THE 2021 CBC MASSEY LECTURES | OUT OF THE SUN: ON RACE AND STORYTELLING

What happens when we begin to consider stories, and lives, at the margins of society? How does that complicate what we think we know about who we are — as individuals, as nations, as human beings? Through visual art, literature and film, as well as her own personal experience, award-winning novelist Esi Edugyan’s 2021 CBC Massey Lectures Out of the Sun: On Race and Storytelling illuminates the Black experience in global culture and history.
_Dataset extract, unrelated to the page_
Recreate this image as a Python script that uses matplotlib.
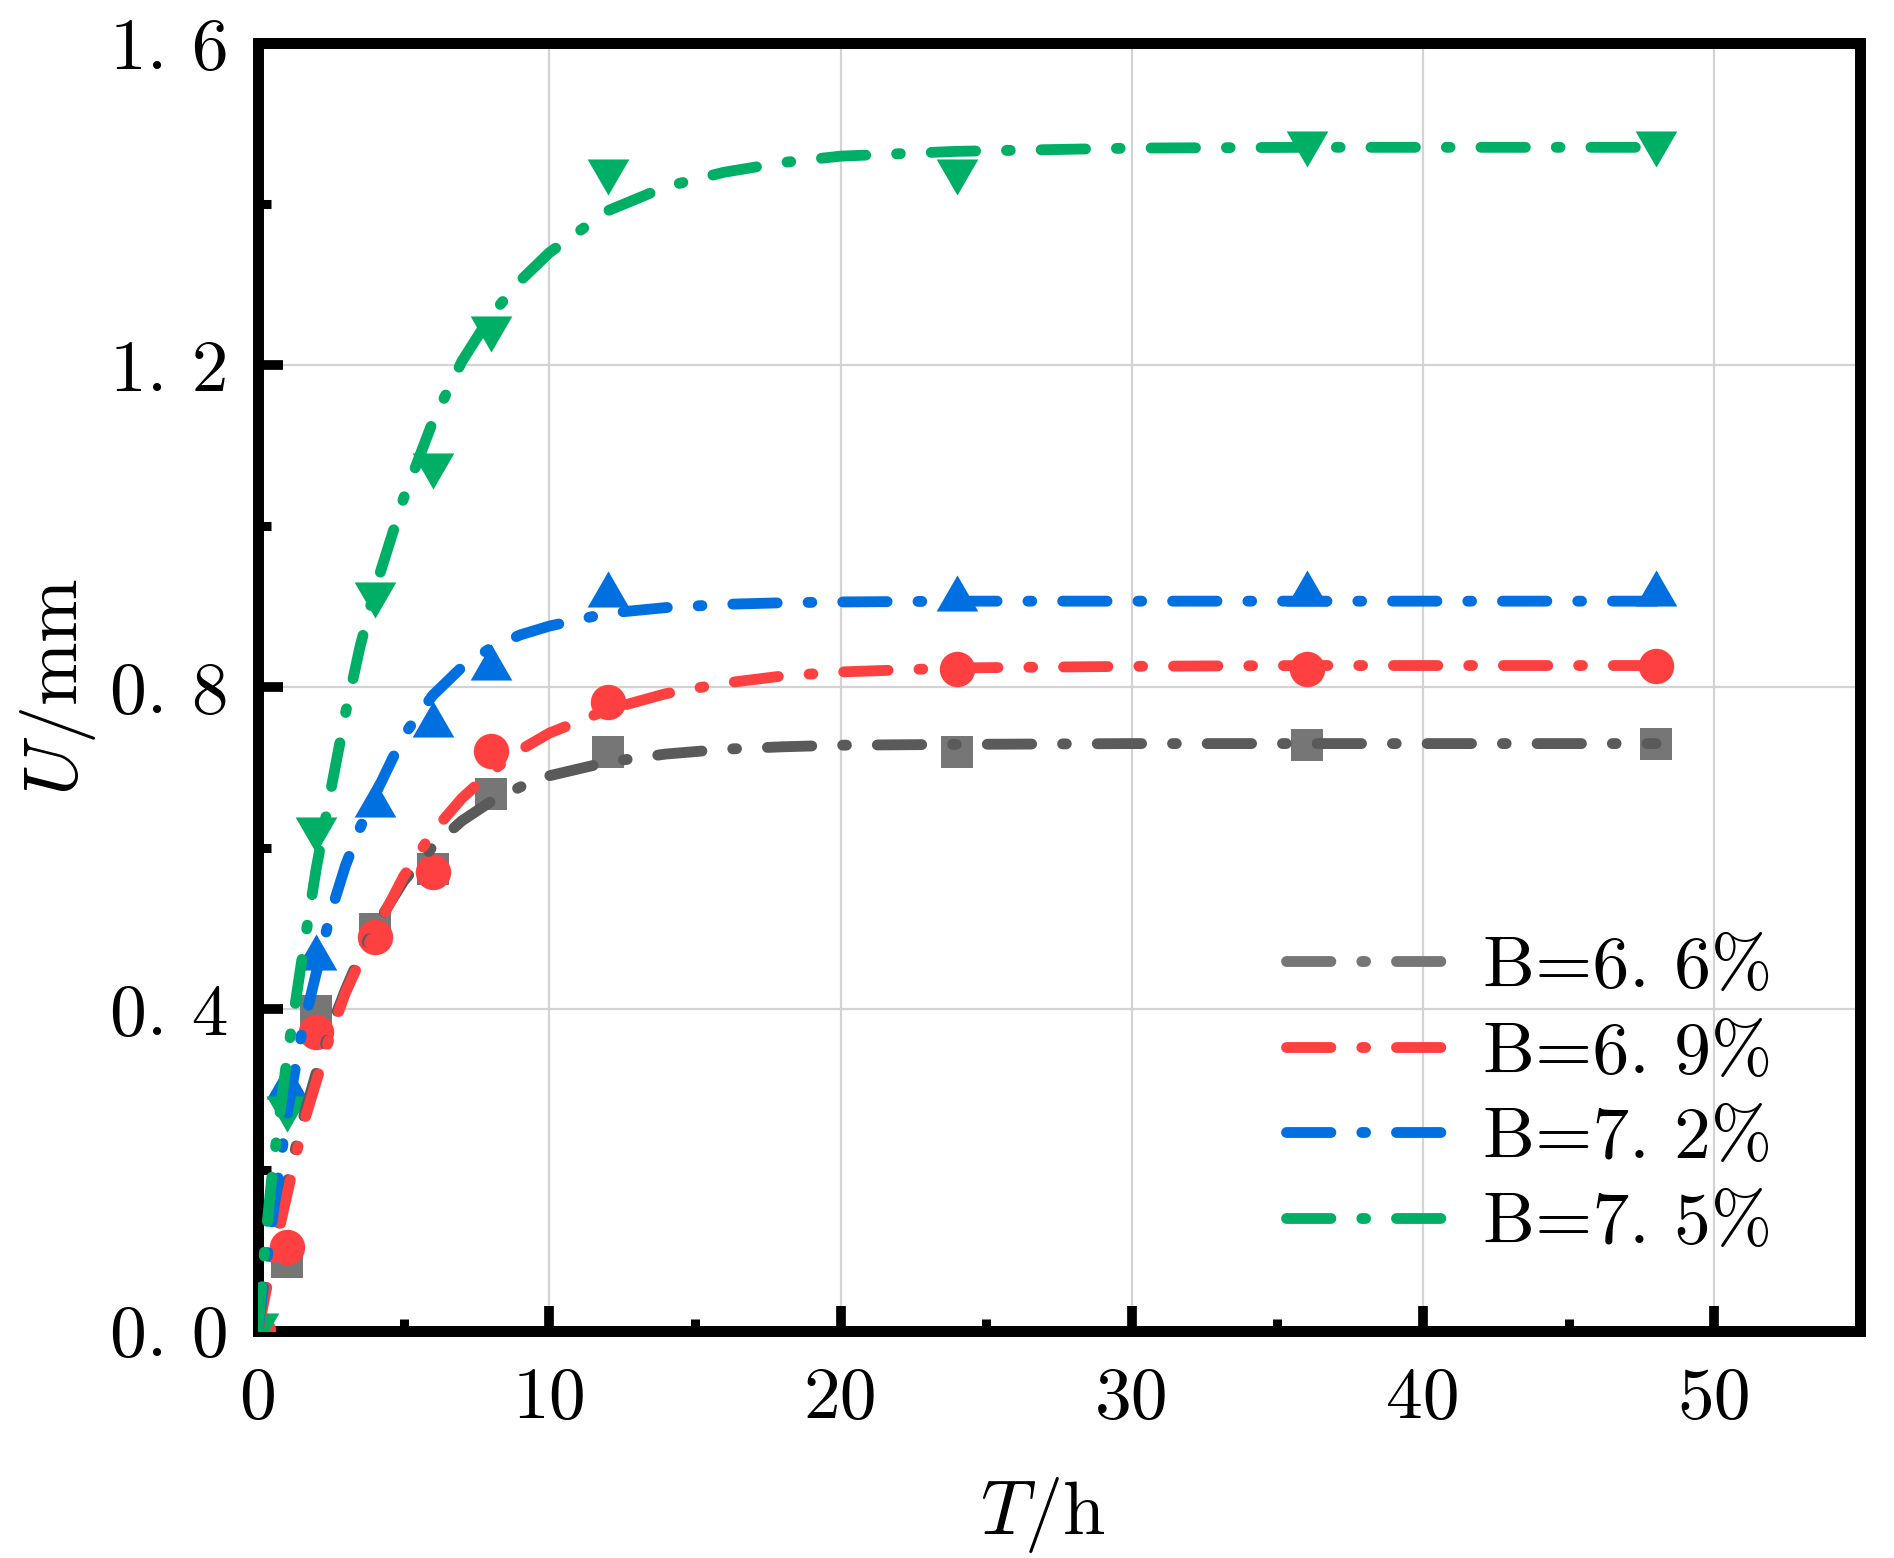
import matplotlib
matplotlib.use("Agg")
import matplotlib.pyplot as plt
from matplotlib.lines import Line2D
from matplotlib.path import Path
from matplotlib.ticker import MultipleLocator

# ---------------- data ----------------
T_obs = [0, 1, 2, 4, 6, 8, 12, 24, 36, 48]
gray_obs = [0, 0.086, 0.398, 0.500, 0.574, 0.667, 0.720, 0.720, 0.728, 0.730]
red_obs = [0, 0.104, 0.372, 0.490, 0.570, 0.721, 0.782, 0.823, 0.823, 0.826]
blue_obs = [0, 0.311, 0.471, 0.661, 0.761, 0.831, 0.922, 0.917, 0.923, 0.923]
green_obs = [0, 0.270, 0.616, 0.908, 1.069, 1.239, 1.434, 1.434, 1.469, 1.469]

T_fit = [0, 0.25, 0.5, 1, 1.5, 2, 2.5, 3, 3.5, 4, 5, 6, 7, 8, 9, 10,
         12, 14, 16, 18, 20, 24, 30, 36, 42, 48]
gray_fit = [0, 0.051, 0.098, 0.184, 0.258, 0.321, 0.377, 0.424, 0.466, 0.501,
            0.559, 0.602, 0.634, 0.658, 0.676, 0.690, 0.707, 0.717, 0.723,
            0.726, 0.728, 0.729, 0.730, 0.730, 0.730, 0.730]
red_fit = [0, 0.045, 0.090, 0.170, 0.250, 0.310, 0.370, 0.420, 0.460, 0.495,
           0.565, 0.620, 0.662, 0.695, 0.722, 0.743, 0.772, 0.792, 0.805,
           0.814, 0.819, 0.824, 0.826, 0.827, 0.827, 0.827]
blue_fit = [0, 0.075, 0.140, 0.270, 0.370, 0.445, 0.520, 0.578, 0.625, 0.665,
            0.740, 0.790, 0.825, 0.849, 0.865, 0.876, 0.892, 0.899, 0.903,
            0.905, 0.906, 0.907, 0.907, 0.907, 0.907, 0.907]
green_fit = [0, 0.110, 0.200, 0.340, 0.460, 0.575, 0.672, 0.767, 0.850, 0.920,
             1.035, 1.130, 1.205, 1.262, 1.305, 1.340, 1.392, 1.422, 1.440,
             1.452, 1.460, 1.466, 1.470, 1.471, 1.471, 1.471]

labels = ["B=6. 6%", "B=6. 9%", "B=7. 2%", "B=7. 5%"]
x_ticks = [0, 10, 20, 30, 40, 50]
x_ticklabels = ["0", "10", "20", "30", "40", "50"]
y_ticks = [0.0, 0.4, 0.8, 1.2, 1.6]
y_ticklabels = ["0. 0", "0. 4", "0. 8", "1. 2", "1. 6"]

# ---------------- style ----------------
plt.rcParams['font.family'] = ['cmr10', 'DejaVu Serif']
plt.rcParams['mathtext.fontset'] = 'cm'
plt.rcParams['axes.unicode_minus'] = False

DPI = 100
FS = 53  # pt
LW = 7.8
DASH = (0, (4.1, 2.85, 0.35, 2.85))

marker_colors = ["#767676", "#FF4040", "#0070E0", "#00AF66"]
line_colors = ["#5a5a5a", "#FF4040", "#0070E0", "#00AF66"]

tri_up = Path([(-1, -0.866), (1, -0.866), (0, 0.866), (-1, -0.866)],
              [Path.MOVETO, Path.LINETO, Path.LINETO, Path.CLOSEPOLY])
tri_down = Path([(-1, 0.866), (1, 0.866), (0, -0.866), (-1, 0.866)],
                [Path.MOVETO, Path.LINETO, Path.LINETO, Path.CLOSEPOLY])
markers = ["s", "o", tri_up, tri_down]
msizes = [23, 25.5, 30, 30]

fig = plt.figure(figsize=(18.94, 15.58), dpi=DPI)
ax = fig.add_axes([0.13622, 0.14570, 0.84583, 0.82638])

obs = [gray_obs, red_obs, blue_obs, green_obs]
fits = [gray_fit, red_fit, blue_fit, green_fit]

for i in range(4):
    ax.plot(T_obs, obs[i], linestyle="none", marker=markers[i],
            markersize=msizes[i], color=marker_colors[i],
            markeredgewidth=0, zorder=3 + i * 0.1)
for i in range(4):
    ax.plot(T_fit, fits[i], color=line_colors[i], lw=LW, linestyle=DASH,
            dash_capstyle="round", solid_capstyle="round", zorder=4 + i * 0.1)

ax.set_xlim(0, 55)
ax.set_ylim(0, 1.6)
ax.set_xticks(x_ticks)
ax.set_xticklabels(x_ticklabels)
ax.set_yticks(y_ticks)
ax.set_yticklabels(y_ticklabels)
ax.xaxis.set_minor_locator(MultipleLocator(5))
ax.yaxis.set_minor_locator(MultipleLocator(0.2))

ax.grid(True, which="major", color="#d3d3d3", lw=1.6, zorder=0)
ax.set_axisbelow(True)

for s in ax.spines.values():
    s.set_linewidth(7.9)
    s.set_color("black")

ax.tick_params(which="major", direction="in", length=18, width=7.0,
               labelsize=FS, pad=21, top=False, right=False, color="black")
ax.tick_params(which="minor", direction="in", length=9, width=6.5,
               top=False, right=False)
ax.tick_params(axis="x", which="major", pad=26)

ax.set_xlabel(r"$T$/h", fontsize=FS + 2)
ax.set_ylabel(r"$U$/mm", fontsize=FS + 2)
ax.xaxis.set_label_coords(0.49, -0.112)
ax.yaxis.set_label_coords(-0.100, 0.5)

handles = [Line2D([0], [0], color=marker_colors[i], lw=LW, linestyle=DASH,
                  dash_capstyle="round") for i in range(4)]
fs_px = FS * DPI / 72.0
leg = ax.legend(handles, labels, loc="center left",
                bbox_to_anchor=(1285.5 / 1894.0, 1 - 1096.5 / 1558.0),
                bbox_transform=fig.transFigure, frameon=False, fontsize=FS,
                handlelength=157.0 / fs_px, handletextpad=0.55,
                labelspacing=0.27, borderpad=0.0, borderaxespad=0.0)

fig.savefig("out.png", dpi=DPI)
All episodes will be available on the dates indicated below, through the CBC Listen streaming platform, here.

Monday, January 24

MASSEY LECTURE 1: EUROPE AND THE ART OF SEEING
Black subjects in European art are generally marginal figures, but even as such, they tell a rich tale about cultural assumptions. In the art of our own time, Black artists such as Harmonia Rosales and Kehinde Wiley have been re-imagining visual art, putting Black lives squarely in the centre. “To look at a portrait”, Esi Edugyan says “is to be forced to build a human life out of our own imaginations.” Art can both freeze a narrative and remove ambiguity, but it can also suggest layers of perhaps unintended meaning.


Tuesday, January 25

MASSEY LECTURE 2: CANADA AND THE ART OF GHOSTS
“The stories we tell about the dead” Esi Edugyan argues, “act as clarifying narratives to explain what has shaped us, and what continues to make us who we are.” However, she asks “If ghost stories reflect to us our histories, our yearning for a connection across time, who is being forgotten, and why?” When some histories are forgotten, we all lose. What is remembered becomes the only history we have, the only framework for who we are. Recovering our ghosts is a way of redressing the narrative.


Wednesday, January 26

MASSEY LECTURE 3: AMERICA AND THE ART OF EMPATHY: WHAT IT MEANS TO ‘PASS’
“We all construct our own identities,” Esi Edugyan says, “but we all understand, sooner or later, the limits of doing so —that there are ways in which our practical, economic, and physical realities are fixed.” Black people who pass as white — and to a lesser extent, whites who pass as Black — are a phenomenon that challenge us to think about what things are fixed in our understanding of identity. Rachel Dolezal passed as white, and Clarence King passed as Black — to profoundly different ends.


Thursday, January 27

MASSEY LECTURE 4: AMERICA AND THE ART OF EMPATHY: THE POST-RACIAL SOCIETY
Esi Edugyan argues “To talk of transracialism instead of racial passing is, I think, to shear off its past of darkness, of illicitness.” Transracialism implies that we’ve gone beyond the limiting values of racial passing, allowing us to define for ourselves what our race is. It’s a controversial concept — for a Black person, the body may be in itself a metaphor, carrying the weight of history, not something fluid and open to interpretation. So where do our rights to define ourselves begin and end?

Friday, January 28

MASSEY LECTURE 5: AFRICAN AND THE ART OF THE FUTURE
“It is enough, I think, to say that certain Western thinkers saw technological progress as a future bound by race.” Esi Edugyan argues for alternative readings of the history of the future — we are constrained, she thinks, by a large white, Eurocentric idea of progress. African thinkers and artists might suggest other realities: the Zambian Space Program, the films Black Panther and District 9, and Nnedi Okorafor’s novel Lagoon, are all possible parables of the future. 

Monday, January 31

MASSEY LECTURE 6: ASIA AND THE ART OF STORYTELLING
Esi Edugyan says “Because… both China and Japan lacked strong expansionism into pre-twentieth-century Africa, their ideas of Blackness were sometimes informed by imported stories…” shaping cultural expectations, and in turn shaping the Black history and experience in Asia. For Esi Edugyan herself, going to Asia is also a lesson in the power of storytelling and the dangers of Othering on an individual level: the assumptions go both ways.